先生又说:“孔子讲:‘我还能够看到史书存疑的地方。’孟子说:‘完全相信《尚书》那还不如没有《尚书》,我对于《武成》这一篇,只相信其中的两三段话而已。’孔子删《尚书》,对于唐尧、虞舜、夏禹四五百年间的历史,不过几篇而已,难道就没有记载其他事?但所讲述的只有这些,圣人用意由此可知啊。圣人只是要删除那些繁杂重复的文本,后来的儒者们反而要添加上。”我问:“圣人制作经书,只是要去人欲存天理,如春秋五霸以下的历史,圣人不想详细地写出来给人看,那确实如此。

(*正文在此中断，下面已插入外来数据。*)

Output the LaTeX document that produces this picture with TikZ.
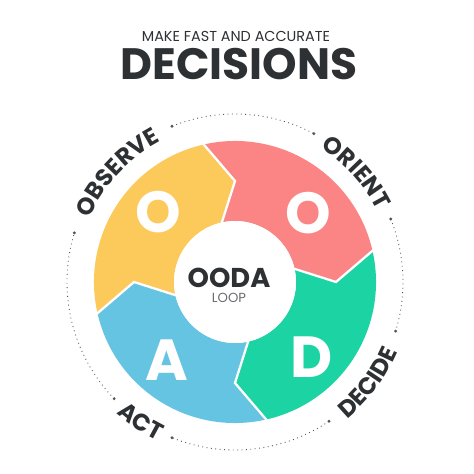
\documentclass[tikz,border=0pt]{standalone}
\usepackage{fontspec}
\setmainfont{Poppins}
\usetikzlibrary{decorations.text}
\definecolor{ylw}{HTML}{FCC95B}
\definecolor{pnk}{HTML}{FB8585}
\definecolor{grn}{HTML}{1CD3A3}
\definecolor{blu}{HTML}{66C4E3}
\definecolor{txt}{HTML}{2E3134}
\definecolor{dotc}{HTML}{555555}
\definecolor{loopc}{HTML}{6A6D70}
\newcommand\oodaseg[3]{%
  \fill[#1] ({#2+13}:141) arc[start angle={#2+13}, end angle={#3+13}, radius=141]
    -- (#3:101) -- ({#3+13}:61) arc[start angle={#3+13}, end angle={#2+13}, radius=61]
    -- (#2:101) -- cycle;}
\newcommand\lblfont{\fontsize{13.5}{13.5}\selectfont\bfseries}
\begin{document}
\begin{tikzpicture}[x=0.02cm,y=0.02cm,
  bigletter/.style={text=white, font=\fontsize{33}{33}\selectfont\bfseries, inner sep=0pt},
  sepline/.style={white, line width=1.3pt, line join=miter},
  dotarc/.style={dotc, dotted, line width=0.5pt},
  enddot/.style={dotc},
  toptext/.style={decorate, decoration={text along path, text align=center, text color=txt, text={|\lblfont|#1}}}
]
\useasboundingbox (-235,-192) rectangle (239,282);
\fill[white] (-235,-192) rectangle (239,282);

% ring segments
\oodaseg{ylw}{180}{90}
\oodaseg{pnk}{90}{0}
\oodaseg{grn}{0}{-90}
\oodaseg{blu}{270}{180}
\foreach \b in {90,0,-90,180}
  \draw[sepline] ({\b+13}:142) -- (\b:101) -- ({\b+13}:60);

% centre
\fill[white] (0,0) circle[radius=61];
\node[txt, font=\fontsize{15.5}{15.5}\selectfont\bfseries, inner sep=0pt] (ooda) at (-6,4) {OODA};
\node[loopc, font=\fontsize{7.5}{7.5}\selectfont, inner sep=0pt] (loop) at (-6,-16) {LOOP};

% segment letters
\node[bigletter] (lo1) at (-77,70) {O};
\node[bigletter] (lo2) at (73,69) {O};
\node[bigletter] (lda) at (-68,-78) {A};
\node[bigletter] (ldd) at (77,-75) {D};

% labels along circle
\path[toptext=OBSERVE] (177:159) arc[start angle=177, end angle=97, radius=159];
\path[toptext=ORIENT] (82:159) arc[start angle=82, end angle=2, radius=159];
\path[toptext=DECIDE] (-77:177) arc[start angle=-77, end angle=3, radius=177];
\path[toptext=ACT] (206:177) arc[start angle=206, end angle=266, radius=177];

% dotted arcs
\coordinate (a1) at (112:168); \coordinate (b1) at (62:168);
\coordinate (a2) at (22:168);  \coordinate (b2) at (-17:168);
\coordinate (a3) at (-56:168); \coordinate (b3) at (-112:168);
\coordinate (a4) at (224:168); \coordinate (b4) at (163:168);
\draw[dotarc] (a1) arc[start angle=112, end angle=62, radius=168];
\draw[dotarc] (a2) arc[start angle=22, end angle=-17, radius=168];
\draw[dotarc] (a3) arc[start angle=-56, end angle=-112, radius=168];
\draw[dotarc] (a4) arc[start angle=224, end angle=163, radius=168];
\foreach \p in {a1,b1,a2,b2,a3,b3,a4,b4}
  \fill[enddot] (\p) circle[radius=1.6];

% titles
\node[txt, font=\fontsize{8.2}{8.2}\selectfont, inner sep=0pt] (sub) at (1,246) {MAKE FAST AND ACCURATE};
\node[txt, font=\fontsize{25}{25}\selectfont\bfseries, inner sep=0pt] (title) at (4,218) {DECISIONS};
\end{tikzpicture}
\end{document}
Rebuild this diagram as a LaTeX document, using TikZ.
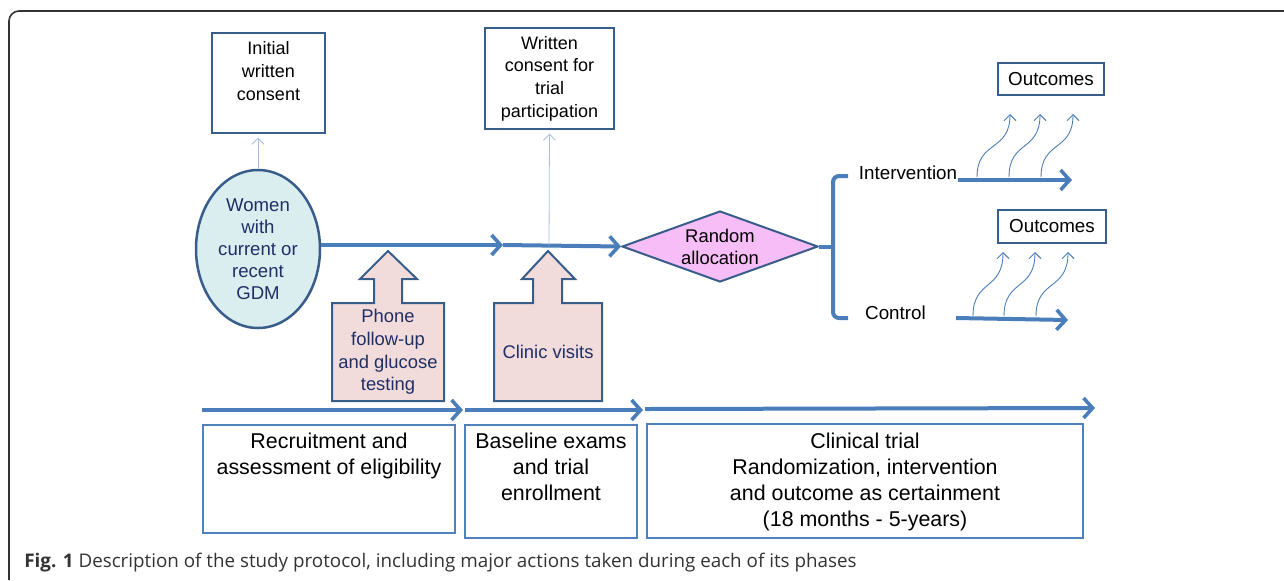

但对于尧舜这些古代圣王以前的历史事实,为何也简略少见呢?”先生说:“伏羲黄帝时代的历史,事迹疏散,流传下来的也很少。由此也可以想象,那个时代全都是纯真素朴,几乎没有什么文采风气。这就是太古时代的治理状态,不是后世可以比得了的。”我说:“如《三坟》这类东西,也流传了下来,孔子为何要删除它呢?”先生说:“纵然有流传,但也因为世道变化,逐渐变得不合时宜。风气越放开,文采日益兴盛,到了周朝末年,即便想变回到夏商时代的习俗,也不可能了,何况唐尧虞舜的时代呢!又何况伏羲黄帝的时代呢!然而不同时代具体治理方法虽然有差异,但治道却一脉相承。孔子效法尧舜之道,仿效文武做法。文王武王的做法就是尧舜之道。但根据不同的时代设置不同的治理措施,具体政令措施已经各自不同。就是夏商时期的治世方式,放到周朝,已经有不合时宜的地方。所以周公想要继承三王之治,有不相适应的地方,就仰天深思,夜以继日,况且太古时代的治理,怎么能再次实行呢?这本来就是圣人可以略过的地方。”又说:“专讲无为,不能像三王时代的因时而治,而必定要奉行太古的习俗,这就是佛教道家的学术主张。因时而治,不能像三王那样坚持一以贯之的道,而以追求功利的心思实行治理,这就是春秋五霸以下所奉行的。后世儒者们讲来讲去,只是在讲称霸的法术。”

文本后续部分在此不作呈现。